(Raw records)
%%

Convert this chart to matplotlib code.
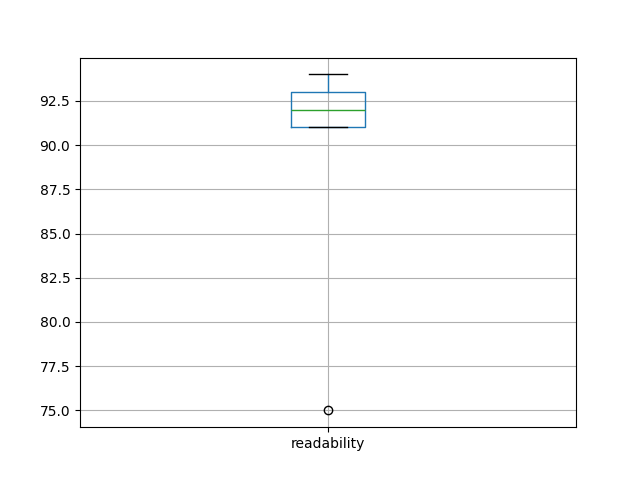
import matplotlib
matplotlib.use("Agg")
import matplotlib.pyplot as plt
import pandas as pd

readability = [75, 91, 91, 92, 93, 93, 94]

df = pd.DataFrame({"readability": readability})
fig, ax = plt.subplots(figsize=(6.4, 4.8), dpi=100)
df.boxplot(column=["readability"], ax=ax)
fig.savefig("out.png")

%%
%%

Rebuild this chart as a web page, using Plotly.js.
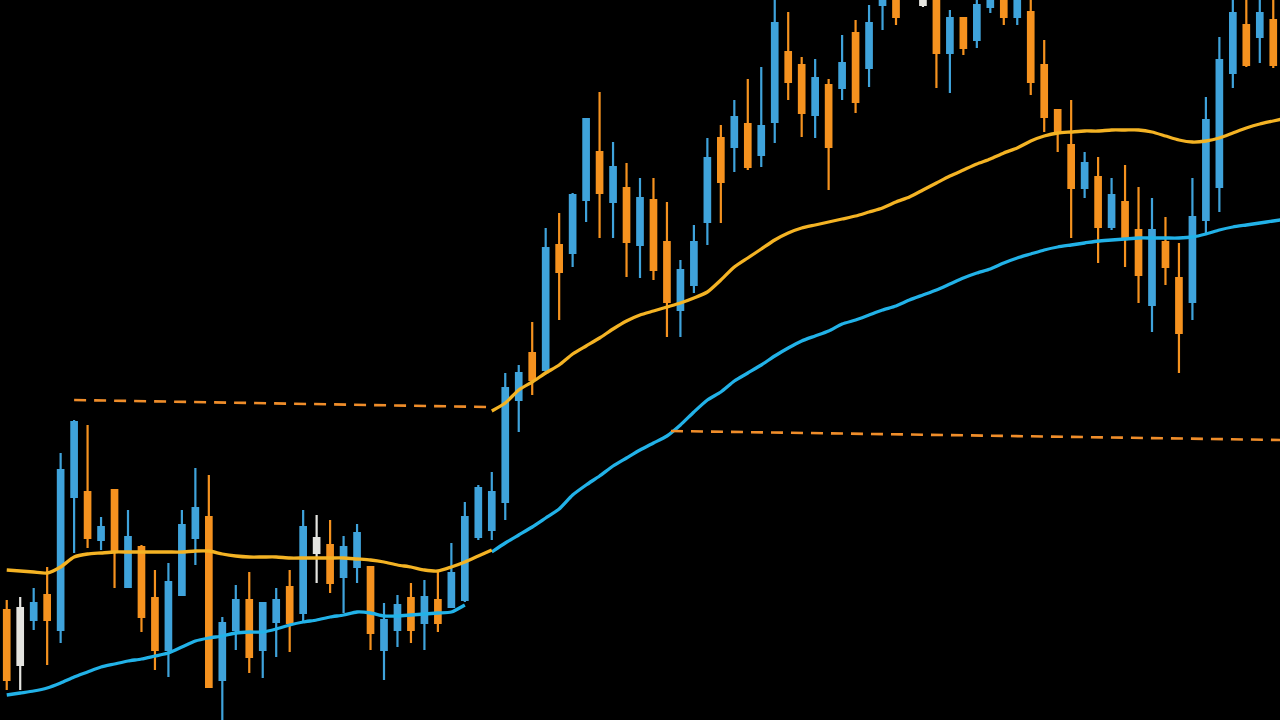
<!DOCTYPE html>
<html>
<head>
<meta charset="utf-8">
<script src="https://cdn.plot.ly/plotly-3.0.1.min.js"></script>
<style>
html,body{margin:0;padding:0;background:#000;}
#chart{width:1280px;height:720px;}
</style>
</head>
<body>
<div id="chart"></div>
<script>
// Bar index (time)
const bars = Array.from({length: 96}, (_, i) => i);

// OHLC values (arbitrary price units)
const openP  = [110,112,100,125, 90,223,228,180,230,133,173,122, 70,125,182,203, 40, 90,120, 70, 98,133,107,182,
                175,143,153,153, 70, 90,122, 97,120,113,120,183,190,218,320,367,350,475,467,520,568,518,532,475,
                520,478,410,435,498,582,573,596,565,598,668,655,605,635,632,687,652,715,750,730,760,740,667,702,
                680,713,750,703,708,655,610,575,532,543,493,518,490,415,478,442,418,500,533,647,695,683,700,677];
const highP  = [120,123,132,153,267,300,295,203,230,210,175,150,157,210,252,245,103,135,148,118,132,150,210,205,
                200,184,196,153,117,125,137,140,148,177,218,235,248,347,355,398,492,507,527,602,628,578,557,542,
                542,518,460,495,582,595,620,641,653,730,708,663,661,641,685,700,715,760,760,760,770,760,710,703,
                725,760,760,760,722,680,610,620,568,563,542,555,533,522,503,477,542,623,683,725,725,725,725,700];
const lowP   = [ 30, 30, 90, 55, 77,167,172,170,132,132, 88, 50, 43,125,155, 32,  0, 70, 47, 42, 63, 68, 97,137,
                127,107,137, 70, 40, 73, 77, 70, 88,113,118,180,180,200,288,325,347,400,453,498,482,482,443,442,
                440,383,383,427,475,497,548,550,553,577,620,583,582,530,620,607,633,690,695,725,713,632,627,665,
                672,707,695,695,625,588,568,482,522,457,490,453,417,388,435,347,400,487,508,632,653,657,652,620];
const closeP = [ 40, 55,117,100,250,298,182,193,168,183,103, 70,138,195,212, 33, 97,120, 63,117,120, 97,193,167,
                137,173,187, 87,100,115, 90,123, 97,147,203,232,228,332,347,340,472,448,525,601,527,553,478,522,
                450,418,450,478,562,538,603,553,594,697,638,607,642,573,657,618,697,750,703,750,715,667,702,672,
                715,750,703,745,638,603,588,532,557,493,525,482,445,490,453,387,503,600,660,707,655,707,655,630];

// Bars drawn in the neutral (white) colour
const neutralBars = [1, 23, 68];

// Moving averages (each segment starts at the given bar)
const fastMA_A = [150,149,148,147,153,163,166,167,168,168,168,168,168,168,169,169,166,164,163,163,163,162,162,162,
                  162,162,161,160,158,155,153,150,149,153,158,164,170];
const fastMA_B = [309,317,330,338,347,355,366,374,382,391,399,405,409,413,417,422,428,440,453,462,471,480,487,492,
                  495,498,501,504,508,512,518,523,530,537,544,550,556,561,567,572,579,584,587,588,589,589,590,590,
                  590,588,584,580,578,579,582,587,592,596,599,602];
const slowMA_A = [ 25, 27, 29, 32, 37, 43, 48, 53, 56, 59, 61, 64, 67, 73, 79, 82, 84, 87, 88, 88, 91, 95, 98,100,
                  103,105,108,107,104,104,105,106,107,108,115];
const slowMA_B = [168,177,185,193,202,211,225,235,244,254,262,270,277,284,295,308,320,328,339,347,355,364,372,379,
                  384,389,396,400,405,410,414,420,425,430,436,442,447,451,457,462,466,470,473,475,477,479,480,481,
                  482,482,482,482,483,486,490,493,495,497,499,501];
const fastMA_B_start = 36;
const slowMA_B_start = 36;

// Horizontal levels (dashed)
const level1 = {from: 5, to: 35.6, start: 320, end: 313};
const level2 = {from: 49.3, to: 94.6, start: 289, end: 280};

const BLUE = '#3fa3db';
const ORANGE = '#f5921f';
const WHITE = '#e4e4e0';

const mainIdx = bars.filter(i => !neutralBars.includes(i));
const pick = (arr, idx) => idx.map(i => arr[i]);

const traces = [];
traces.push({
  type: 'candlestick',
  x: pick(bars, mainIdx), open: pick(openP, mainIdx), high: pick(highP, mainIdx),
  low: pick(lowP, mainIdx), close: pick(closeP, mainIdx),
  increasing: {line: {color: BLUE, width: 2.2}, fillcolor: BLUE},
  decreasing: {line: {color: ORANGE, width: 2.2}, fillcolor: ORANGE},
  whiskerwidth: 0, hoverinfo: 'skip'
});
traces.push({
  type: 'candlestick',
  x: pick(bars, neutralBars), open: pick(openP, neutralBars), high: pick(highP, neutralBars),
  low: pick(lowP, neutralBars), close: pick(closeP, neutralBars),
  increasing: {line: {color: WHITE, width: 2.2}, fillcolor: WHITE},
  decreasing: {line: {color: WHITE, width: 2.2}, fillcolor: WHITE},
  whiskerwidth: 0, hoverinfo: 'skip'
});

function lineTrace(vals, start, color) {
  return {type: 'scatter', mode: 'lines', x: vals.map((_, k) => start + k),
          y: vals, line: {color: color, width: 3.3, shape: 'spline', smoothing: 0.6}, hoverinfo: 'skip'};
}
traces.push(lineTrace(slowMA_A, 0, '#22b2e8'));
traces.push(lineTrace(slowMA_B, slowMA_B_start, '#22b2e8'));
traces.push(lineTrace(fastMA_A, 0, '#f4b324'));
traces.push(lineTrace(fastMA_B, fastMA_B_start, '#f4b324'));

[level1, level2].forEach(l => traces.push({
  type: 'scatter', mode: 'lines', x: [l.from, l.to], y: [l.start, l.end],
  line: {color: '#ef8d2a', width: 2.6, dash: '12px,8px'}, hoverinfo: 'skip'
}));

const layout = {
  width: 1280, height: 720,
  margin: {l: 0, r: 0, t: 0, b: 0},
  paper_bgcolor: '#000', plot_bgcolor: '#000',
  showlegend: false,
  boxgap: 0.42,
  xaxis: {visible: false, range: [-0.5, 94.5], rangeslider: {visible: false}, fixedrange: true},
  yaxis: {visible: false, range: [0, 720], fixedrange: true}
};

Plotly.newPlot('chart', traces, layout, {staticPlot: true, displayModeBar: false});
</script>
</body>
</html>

%%

In the listing above, find the line containing "Rebuild this chart" and the line containing "const neutralBars = [1, 23, 68];", then output those two lines and everything between them exactly as written, without the images.

PROBLEM SOLUTION:
Rebuild this chart as a web page, using Plotly.js.
<!DOCTYPE html>
<html>
<head>
<meta charset="utf-8">
<script src="https://cdn.plot.ly/plotly-3.0.1.min.js"></script>
<style>
html,body{margin:0;padding:0;background:#000;}
#chart{width:1280px;height:720px;}
</style>
</head>
<body>
<div id="chart"></div>
<script>
// Bar index (time)
const bars = Array.from({length: 96}, (_, i) => i);

// OHLC values (arbitrary price units)
const openP  = [110,112,100,125, 90,223,228,180,230,133,173,122, 70,125,182,203, 40, 90,120, 70, 98,133,107,182,
                175,143,153,153, 70, 90,122, 97,120,113,120,183,190,218,320,367,350,475,467,520,568,518,532,475,
                520,478,410,435,498,582,573,596,565,598,668,655,605,635,632,687,652,715,750,730,760,740,667,702,
                680,713,750,703,708,655,610,575,532,543,493,518,490,415,478,442,418,500,533,647,695,683,700,677];
const highP  = [120,123,132,153,267,300,295,203,230,210,175,150,157,210,252,245,103,135,148,118,132,150,210,205,
                200,184,196,153,117,125,137,140,148,177,218,235,248,347,355,398,492,507,527,602,628,578,557,542,
                542,518,460,495,582,595,620,641,653,730,708,663,661,641,685,700,715,760,760,760,770,760,710,703,
                725,760,760,760,722,680,610,620,568,563,542,555,533,522,503,477,542,623,683,725,725,725,725,700];
const lowP   = [ 30, 30, 90, 55, 77,167,172,170,132,132, 88, 50, 43,125,155, 32,  0, 70, 47, 42, 63, 68, 97,137,
                127,107,137, 70, 40, 73, 77, 70, 88,113,118,180,180,200,288,325,347,400,453,498,482,482,443,442,
                440,383,383,427,475,497,548,550,553,577,620,583,582,530,620,607,633,690,695,725,713,632,627,665,
                672,707,695,695,625,588,568,482,522,457,490,453,417,388,435,347,400,487,508,632,653,657,652,620];
const closeP = [ 40, 55,117,100,250,298,182,193,168,183,103, 70,138,195,212, 33, 97,120, 63,117,120, 97,193,167,
                137,173,187, 87,100,115, 90,123, 97,147,203,232,228,332,347,340,472,448,525,601,527,553,478,522,
                450,418,450,478,562,538,603,553,594,697,638,607,642,573,657,618,697,750,703,750,715,667,702,672,
                715,750,703,745,638,603,588,532,557,493,525,482,445,490,453,387,503,600,660,707,655,707,655,630];

// Bars drawn in the neutral (white) colour
const neutralBars = [1, 23, 68];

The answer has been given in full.